I’m willing to give this phone that benefit of the doubt, especially since I did not notice this issue using a different charger (an Asus 18W brick from an older phone) altogether. That makes me think the charger Asus provided with the Zenfone 9 might have an issue and not the phone itself.
Asus Zenfone 9 review: Software
In the last few years, Asus has focused on providing a useful “stock-plus” Android experience with its ZenUI software. What I mean by that is it’s stock Android like you’d find on a Pixel, but with useful features added in. Back in the day, this meant things like theming options, extra gestures and shortcuts, etc. The Zenfone 9 continues this legacy, but with Android 12 underneath.
On the surface, you might think it’s just Android 12 with different sound effects. Material You in all its glory is here, but when you start digging into the settings, you find a large handful of options available to you should you want them. That includes the Smart key built into the power button/fingerprint sensor, the Game Genie ripped right from the ROG Phone series to maximize the Zenfone 9’s gaming potential, and the Edge tool which acts like a taskbar you can access with a swipe.
The Smart key is one of my favorite features built into ZenUI. It recognizes three inputs: swipe, double press and long press. The former is mapped to activating the notification shade, making it super easy to check your notifications or access your Quick Settings tiles. I currently have a long press mapped to the power menu and a double press to voice input. You can also create a shortcut for a double tap on the back of the phone, which I have to set to activate Assistant. However, you have several choices available to you.
Asus has been a partner in the Android beta programs for a couple of years now. The company can be a bit slow to get updates out, but they do come eventually. The Taiwanese phone maker also lets you unlock most of its phones’ bootloaders if you’re into that scene.

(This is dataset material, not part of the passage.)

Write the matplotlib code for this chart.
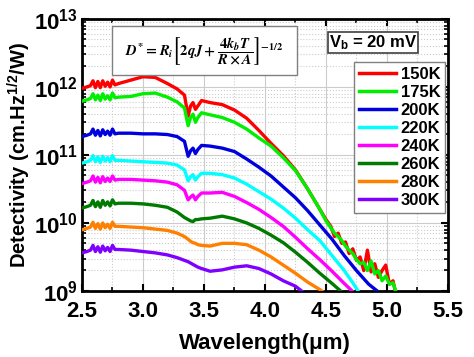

Asus Zenfone 9 review: Verdict
The Zenfone 9 is what you get when a company goes all out on creating a small flagship. While this handset might lack the ludicrous amount of features that its ROG Phone 6 Pro cousin offers, it still packs a serious punch. Its hardware is some of the best you can get, the phone has great battery life (especially given that 4,300 mAh capacity), and its software is actually nice to use.
Starting at $699, the Zenfone 9 drives a hard bargain. Other phones in its price range don’t have the latest Snapdragon 8 Plus Gen 1 chipset — the closest is the Galaxy S22 with its Snapdragon 8 Gen 1. Granted, the iPhone 13 mini is still more powerful than the Zenfone 9, but it has inferior battery life. Asus has proved that small phones don’t need to be longevity wimps.
I like the Zenfone 9. It has earned a permanent place on my desk as my new backup phone. It’s almost comical picking it up after using my iPhone 13 Pro Max daily driver, but I’m all here for the hilarity. The fact that the phone itself is awesome is just icing on the cake.
I saw your article in Tom's guide. When I research the phone, people complain that it does not work well with us carriers. I currently use t-mobile. Can you shed any light on their problems?
I really need a small phone with a long battery life. As this is your standby phone, it should do more than I will ever need. I mainly use voice, text and waze.
Any help would be most appreciated. Also I found your article to be top notch. Easy to find details and to the point.